“The medium is the message.”
Millions of people flood the streets of Cairo, Egypt’s capital city. Millions more flood the streets of neighbouring cities, towns, and villages. The protestors chant with one thing in common: the freedom of their people, democracy, and for Mubarak to step down as the 20-year reigning president. Only a handful of Egyptians are chanting for Mubarak to stay in power compared to the opposition and many of them are paid by the government to stir up trouble with the peaceful protestors.
Many of the protestors communicate and join together through social networks such as Twitter and Facebook. Twitter allows registered members to post 140-character “status” descriptions of what is currently happening around them. Most of the posts keep the facts plain, simple, and clean, i.e. “Opposition voices scepticism about Mubarak’s constitutional panel” by Al-Masry Al-Youm. On Facebook, a registered member can create groups and invite millions of friends and supporters to one common place on the internet. On these groups, people can make “wall posts”, explaining where they are, and pose questions, share ideas, and communicate with people. Members can also send personal, private messages, create forums on the group site, and create events with specific dates and times.
Mubarak’s government noticed how quickly these websites and networks were quickly turning people against him, so they blocked them from Egypt’s Internet server. However, as one interviewer on The New York Times website said, “It is not a Twitter or a Facebook revolution.” The block from social networks didn’t stop millions from voicing their strong opinions against Mubarak and for pro-democracy. One cannot create a revolution based on 140-character updates but through voice, actions, and face to face communication. Though the sites were good for mobilization and quick updates, it was the people, NOT Facebook, Twitter, Youtube, etc. that caused the revolution in Egypt.
The revolution on the streets of Egypt relates to the communications/media revolution in many ways. When looking at how many mediums are being used to spread information about the protests, attacks, ideas, etc. there are at least four: the Internet (Twitter, Facebook, Youtube, online news sites, email, blogs, etc.); television (CNN, Al-Jazeera, The National, CTV, CBC, etc.); radio; and newspaper. The two most important are the internet and television because they can mobilize people, capture emotions, ideas, and thoughts quick and effectively, constantly being updated, easy to access, and easy to use. Most bloggers are able to afford a small Flip video camera, take a short ten minute clip of the protests and an interview with a protestor, and post it on their blog or onto Youtube. It’s just that simple and only takes about 30 minutes to do. Television is important too but has a down side compared to the internet. They seem to only care about ratings, what is happening at that very second, how the protests relate to home (location) and how they will affect their people, and many don’t have a solid background on the political history of Egypt. Many reporters are left in the dust and many are being attacked because they are seen as possible threats and useless to the protests.
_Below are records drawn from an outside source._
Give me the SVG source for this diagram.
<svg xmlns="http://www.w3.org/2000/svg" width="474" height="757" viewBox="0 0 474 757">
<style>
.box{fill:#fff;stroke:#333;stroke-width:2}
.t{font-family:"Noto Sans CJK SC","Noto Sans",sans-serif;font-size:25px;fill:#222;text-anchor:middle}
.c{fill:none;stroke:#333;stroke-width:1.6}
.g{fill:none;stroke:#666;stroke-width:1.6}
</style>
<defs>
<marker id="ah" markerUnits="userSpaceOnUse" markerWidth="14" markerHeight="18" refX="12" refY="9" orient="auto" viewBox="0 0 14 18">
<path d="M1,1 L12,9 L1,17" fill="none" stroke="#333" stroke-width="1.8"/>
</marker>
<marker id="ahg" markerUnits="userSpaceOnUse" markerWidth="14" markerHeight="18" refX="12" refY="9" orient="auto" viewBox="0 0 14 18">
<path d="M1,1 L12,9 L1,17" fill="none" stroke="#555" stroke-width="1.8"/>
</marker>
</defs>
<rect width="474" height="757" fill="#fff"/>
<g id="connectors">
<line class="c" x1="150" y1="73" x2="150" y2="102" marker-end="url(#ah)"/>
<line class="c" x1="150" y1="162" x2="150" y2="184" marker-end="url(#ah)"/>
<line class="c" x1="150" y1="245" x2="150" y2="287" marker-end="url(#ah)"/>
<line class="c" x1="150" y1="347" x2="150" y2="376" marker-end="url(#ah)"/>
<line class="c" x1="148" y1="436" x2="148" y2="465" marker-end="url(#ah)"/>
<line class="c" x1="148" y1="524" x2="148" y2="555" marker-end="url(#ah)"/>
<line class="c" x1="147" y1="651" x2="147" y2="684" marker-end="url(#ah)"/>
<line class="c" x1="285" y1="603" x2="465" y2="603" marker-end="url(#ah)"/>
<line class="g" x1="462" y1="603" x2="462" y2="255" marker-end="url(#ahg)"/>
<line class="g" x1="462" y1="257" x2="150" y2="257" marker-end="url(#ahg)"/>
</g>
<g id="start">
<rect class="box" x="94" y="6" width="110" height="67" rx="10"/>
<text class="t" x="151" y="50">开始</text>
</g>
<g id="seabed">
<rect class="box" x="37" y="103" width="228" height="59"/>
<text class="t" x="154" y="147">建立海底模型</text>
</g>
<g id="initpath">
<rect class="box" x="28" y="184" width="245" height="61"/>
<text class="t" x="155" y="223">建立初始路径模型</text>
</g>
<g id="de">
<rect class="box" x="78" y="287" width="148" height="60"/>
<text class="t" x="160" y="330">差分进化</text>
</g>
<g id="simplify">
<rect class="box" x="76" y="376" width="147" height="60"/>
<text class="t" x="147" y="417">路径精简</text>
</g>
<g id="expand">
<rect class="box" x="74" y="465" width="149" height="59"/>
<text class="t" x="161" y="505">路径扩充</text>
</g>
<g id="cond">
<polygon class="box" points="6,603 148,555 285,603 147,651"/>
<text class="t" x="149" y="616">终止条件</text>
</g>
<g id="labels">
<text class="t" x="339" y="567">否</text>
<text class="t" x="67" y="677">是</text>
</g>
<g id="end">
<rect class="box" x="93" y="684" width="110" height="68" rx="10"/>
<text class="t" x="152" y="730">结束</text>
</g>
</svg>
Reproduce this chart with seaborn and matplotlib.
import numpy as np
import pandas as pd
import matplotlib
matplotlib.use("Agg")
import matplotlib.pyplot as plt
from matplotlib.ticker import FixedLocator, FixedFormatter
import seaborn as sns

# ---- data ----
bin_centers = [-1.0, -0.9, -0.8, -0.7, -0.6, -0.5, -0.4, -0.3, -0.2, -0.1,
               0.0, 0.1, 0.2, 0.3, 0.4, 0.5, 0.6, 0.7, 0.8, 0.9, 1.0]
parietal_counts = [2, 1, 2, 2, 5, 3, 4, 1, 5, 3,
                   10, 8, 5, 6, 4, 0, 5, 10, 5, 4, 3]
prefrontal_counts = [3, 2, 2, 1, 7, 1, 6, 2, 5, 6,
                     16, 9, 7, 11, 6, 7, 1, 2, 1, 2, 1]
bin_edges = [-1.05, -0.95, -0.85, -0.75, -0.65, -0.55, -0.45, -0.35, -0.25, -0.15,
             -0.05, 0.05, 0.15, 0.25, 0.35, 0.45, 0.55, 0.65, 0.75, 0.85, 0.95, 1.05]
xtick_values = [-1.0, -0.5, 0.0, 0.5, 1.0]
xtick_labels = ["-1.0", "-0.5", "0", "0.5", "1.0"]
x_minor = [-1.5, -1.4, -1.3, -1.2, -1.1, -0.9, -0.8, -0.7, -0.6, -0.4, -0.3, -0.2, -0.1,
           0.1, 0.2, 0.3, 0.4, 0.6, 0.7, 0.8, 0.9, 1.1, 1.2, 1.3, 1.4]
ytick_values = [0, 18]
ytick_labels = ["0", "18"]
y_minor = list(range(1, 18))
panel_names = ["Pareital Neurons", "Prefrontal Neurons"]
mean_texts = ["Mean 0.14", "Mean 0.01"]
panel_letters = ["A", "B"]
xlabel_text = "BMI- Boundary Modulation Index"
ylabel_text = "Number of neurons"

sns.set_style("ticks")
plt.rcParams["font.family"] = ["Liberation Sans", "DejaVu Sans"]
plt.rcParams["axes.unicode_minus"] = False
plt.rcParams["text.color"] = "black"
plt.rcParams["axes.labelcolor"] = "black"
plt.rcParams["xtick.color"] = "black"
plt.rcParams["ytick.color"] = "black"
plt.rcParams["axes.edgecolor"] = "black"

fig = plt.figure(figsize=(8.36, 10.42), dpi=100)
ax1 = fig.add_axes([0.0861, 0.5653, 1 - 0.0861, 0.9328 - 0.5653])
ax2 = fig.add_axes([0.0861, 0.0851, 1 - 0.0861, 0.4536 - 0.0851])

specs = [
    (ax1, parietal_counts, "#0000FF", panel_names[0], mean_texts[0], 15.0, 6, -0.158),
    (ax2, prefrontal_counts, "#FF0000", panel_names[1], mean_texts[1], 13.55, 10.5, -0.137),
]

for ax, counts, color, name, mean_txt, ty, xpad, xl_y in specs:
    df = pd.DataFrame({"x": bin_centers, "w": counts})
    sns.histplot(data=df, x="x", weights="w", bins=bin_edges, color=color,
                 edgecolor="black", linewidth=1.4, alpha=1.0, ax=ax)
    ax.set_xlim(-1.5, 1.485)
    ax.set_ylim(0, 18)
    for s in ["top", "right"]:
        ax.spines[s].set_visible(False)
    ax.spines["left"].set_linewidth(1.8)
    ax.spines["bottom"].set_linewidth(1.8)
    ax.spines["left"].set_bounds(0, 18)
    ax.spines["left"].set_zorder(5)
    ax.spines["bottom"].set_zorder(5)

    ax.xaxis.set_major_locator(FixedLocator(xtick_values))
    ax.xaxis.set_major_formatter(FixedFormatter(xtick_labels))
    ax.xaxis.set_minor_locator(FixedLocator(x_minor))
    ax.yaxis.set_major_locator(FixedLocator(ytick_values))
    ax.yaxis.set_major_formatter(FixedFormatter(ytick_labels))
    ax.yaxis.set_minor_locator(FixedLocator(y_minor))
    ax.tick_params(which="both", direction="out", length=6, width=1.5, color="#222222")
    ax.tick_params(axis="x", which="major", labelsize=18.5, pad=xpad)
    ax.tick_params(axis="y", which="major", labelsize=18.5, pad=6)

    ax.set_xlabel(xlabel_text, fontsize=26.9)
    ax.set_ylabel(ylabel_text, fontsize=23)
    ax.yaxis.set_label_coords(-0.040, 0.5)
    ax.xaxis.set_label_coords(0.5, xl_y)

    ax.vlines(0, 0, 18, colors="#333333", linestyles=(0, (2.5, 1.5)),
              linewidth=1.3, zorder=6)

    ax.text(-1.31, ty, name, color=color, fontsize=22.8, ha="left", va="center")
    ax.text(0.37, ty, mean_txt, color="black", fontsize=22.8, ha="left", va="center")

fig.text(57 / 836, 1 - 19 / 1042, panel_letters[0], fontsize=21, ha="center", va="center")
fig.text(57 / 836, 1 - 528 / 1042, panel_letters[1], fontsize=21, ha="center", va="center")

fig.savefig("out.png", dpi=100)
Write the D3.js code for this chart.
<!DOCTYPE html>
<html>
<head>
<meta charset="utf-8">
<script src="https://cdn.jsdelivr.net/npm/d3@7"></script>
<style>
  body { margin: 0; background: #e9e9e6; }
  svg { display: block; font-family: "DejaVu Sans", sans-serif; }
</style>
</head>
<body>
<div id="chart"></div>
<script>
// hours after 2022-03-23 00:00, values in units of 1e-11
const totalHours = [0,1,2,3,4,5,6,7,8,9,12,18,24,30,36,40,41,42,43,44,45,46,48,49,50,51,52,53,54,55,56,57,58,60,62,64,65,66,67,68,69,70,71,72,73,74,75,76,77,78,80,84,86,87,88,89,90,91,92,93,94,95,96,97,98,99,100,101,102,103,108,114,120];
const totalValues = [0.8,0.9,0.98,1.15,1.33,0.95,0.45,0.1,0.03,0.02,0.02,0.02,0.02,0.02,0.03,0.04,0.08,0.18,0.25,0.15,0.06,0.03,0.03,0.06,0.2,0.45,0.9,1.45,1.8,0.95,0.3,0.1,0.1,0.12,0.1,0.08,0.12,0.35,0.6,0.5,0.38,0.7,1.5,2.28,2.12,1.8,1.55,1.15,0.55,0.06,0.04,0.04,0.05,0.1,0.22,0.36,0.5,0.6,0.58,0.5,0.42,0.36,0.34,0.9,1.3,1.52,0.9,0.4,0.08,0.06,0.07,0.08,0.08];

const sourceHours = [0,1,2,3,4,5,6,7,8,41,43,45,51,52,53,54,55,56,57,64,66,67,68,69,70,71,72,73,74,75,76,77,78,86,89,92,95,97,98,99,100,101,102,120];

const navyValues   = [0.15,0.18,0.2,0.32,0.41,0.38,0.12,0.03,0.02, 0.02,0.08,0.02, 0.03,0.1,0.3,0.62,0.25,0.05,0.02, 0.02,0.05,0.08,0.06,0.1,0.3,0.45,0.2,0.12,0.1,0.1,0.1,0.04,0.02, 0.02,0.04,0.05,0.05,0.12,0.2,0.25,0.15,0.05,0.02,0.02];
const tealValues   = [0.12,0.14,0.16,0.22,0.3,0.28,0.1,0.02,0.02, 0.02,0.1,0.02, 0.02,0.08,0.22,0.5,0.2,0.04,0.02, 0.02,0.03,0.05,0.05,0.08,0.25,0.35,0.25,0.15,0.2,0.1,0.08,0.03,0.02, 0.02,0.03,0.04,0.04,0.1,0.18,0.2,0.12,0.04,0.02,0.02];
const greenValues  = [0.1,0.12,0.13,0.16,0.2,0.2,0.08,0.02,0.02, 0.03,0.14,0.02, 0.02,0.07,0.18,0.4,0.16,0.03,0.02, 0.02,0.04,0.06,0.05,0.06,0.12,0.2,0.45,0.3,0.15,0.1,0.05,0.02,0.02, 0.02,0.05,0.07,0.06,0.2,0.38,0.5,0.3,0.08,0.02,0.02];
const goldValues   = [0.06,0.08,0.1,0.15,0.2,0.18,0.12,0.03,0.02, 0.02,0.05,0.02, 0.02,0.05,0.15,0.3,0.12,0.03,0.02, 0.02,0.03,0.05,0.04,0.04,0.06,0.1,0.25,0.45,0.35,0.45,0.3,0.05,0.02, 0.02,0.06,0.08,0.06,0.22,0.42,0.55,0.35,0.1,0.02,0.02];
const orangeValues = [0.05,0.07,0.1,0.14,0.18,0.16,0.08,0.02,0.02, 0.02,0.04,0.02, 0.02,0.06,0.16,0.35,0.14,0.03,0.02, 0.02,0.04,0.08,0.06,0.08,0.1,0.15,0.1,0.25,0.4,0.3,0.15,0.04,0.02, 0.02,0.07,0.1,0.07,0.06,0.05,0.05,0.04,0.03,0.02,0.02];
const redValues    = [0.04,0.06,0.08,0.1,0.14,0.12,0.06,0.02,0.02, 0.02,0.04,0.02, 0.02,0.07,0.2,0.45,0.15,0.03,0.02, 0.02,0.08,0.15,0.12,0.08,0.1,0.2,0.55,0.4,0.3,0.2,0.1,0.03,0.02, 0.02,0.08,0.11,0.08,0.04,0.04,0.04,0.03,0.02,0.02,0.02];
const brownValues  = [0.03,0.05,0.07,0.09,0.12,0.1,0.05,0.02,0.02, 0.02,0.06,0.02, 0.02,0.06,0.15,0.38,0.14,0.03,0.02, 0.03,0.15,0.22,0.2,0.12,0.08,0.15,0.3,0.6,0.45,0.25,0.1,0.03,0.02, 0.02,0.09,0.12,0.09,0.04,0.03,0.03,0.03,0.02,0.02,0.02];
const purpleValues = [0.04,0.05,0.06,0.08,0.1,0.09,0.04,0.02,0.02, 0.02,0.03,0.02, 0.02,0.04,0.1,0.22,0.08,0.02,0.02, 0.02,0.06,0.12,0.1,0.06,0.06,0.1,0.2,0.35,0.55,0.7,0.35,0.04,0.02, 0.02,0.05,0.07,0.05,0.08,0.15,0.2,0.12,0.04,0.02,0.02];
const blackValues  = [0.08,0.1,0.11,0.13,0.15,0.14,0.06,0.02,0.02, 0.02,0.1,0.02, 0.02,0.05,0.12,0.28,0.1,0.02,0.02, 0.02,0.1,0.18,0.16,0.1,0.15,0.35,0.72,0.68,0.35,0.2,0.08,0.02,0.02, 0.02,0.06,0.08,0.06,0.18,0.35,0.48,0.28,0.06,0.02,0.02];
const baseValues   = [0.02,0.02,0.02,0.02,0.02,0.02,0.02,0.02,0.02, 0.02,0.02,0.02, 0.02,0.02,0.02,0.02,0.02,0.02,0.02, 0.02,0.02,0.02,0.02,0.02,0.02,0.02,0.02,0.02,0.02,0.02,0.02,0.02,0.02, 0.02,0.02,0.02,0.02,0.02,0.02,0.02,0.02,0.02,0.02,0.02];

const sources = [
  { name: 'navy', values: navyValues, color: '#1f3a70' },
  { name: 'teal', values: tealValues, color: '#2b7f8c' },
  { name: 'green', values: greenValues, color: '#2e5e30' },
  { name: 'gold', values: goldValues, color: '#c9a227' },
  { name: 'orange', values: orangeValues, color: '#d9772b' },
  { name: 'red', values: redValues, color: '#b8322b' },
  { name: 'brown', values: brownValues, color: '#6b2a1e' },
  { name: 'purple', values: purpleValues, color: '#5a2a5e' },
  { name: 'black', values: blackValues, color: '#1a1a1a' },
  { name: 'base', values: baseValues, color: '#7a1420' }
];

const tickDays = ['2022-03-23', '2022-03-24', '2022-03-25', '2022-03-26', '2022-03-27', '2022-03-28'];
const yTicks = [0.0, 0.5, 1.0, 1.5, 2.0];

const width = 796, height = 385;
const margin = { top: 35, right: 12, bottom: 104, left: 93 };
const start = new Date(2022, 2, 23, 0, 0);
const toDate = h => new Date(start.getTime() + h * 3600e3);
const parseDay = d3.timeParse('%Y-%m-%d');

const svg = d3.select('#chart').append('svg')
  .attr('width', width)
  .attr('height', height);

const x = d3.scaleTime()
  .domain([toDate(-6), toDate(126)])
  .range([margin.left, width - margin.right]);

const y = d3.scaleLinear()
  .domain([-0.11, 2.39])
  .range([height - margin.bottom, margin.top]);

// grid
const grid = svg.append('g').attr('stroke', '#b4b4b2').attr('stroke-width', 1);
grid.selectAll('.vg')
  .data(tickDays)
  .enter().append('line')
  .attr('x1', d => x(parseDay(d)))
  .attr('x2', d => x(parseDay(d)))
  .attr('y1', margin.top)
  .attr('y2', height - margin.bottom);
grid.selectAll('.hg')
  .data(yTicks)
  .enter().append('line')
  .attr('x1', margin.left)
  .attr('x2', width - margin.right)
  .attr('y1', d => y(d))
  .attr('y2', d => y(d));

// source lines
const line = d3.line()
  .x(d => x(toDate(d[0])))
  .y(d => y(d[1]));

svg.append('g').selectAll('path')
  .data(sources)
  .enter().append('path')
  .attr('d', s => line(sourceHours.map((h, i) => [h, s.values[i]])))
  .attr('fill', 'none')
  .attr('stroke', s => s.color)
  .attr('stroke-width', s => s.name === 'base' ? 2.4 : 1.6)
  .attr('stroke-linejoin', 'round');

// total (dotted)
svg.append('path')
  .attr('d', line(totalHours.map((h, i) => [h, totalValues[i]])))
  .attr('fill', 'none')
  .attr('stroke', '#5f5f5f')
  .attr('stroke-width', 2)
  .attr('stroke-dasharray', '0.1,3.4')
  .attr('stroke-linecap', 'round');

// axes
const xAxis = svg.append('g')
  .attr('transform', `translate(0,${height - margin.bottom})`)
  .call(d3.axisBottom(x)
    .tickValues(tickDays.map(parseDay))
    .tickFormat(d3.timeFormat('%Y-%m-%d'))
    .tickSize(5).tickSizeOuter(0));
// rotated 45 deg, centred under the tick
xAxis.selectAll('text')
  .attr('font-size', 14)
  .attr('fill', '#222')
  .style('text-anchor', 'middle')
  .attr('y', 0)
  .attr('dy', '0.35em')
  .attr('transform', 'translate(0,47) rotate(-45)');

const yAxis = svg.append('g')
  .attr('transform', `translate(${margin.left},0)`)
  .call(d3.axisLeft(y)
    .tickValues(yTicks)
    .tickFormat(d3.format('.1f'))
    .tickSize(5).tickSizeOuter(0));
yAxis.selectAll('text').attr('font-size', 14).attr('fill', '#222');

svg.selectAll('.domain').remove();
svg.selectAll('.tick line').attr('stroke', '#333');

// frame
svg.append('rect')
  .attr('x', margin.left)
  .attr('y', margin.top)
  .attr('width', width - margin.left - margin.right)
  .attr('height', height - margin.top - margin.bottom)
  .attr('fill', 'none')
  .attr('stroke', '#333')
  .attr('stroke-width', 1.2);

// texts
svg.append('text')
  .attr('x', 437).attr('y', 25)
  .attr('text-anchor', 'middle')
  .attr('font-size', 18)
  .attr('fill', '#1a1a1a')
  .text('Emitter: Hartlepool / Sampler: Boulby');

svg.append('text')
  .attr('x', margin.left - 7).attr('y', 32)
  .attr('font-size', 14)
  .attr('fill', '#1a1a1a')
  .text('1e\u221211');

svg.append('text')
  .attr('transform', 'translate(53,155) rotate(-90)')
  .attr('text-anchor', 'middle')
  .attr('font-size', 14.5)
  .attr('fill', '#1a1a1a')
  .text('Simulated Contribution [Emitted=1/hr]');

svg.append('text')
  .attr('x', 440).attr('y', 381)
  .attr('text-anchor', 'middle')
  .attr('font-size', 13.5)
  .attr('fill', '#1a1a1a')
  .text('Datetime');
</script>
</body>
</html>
However, no matter the numbers of protestors for or against you as a journalist, you must cover the news. Journalists have to find out why the protests are happening, both sides of the story (Mubarak and the protestors), find people who can share their stories, investigate the problem, etc. Journalists have to be responsible, no matter the medium they are in.
I mainly get my news from the CBC website. I have it set as my homepage. I also read the Globe and Mail and the Daily Gleaner whenever I remember to pick it up on campus.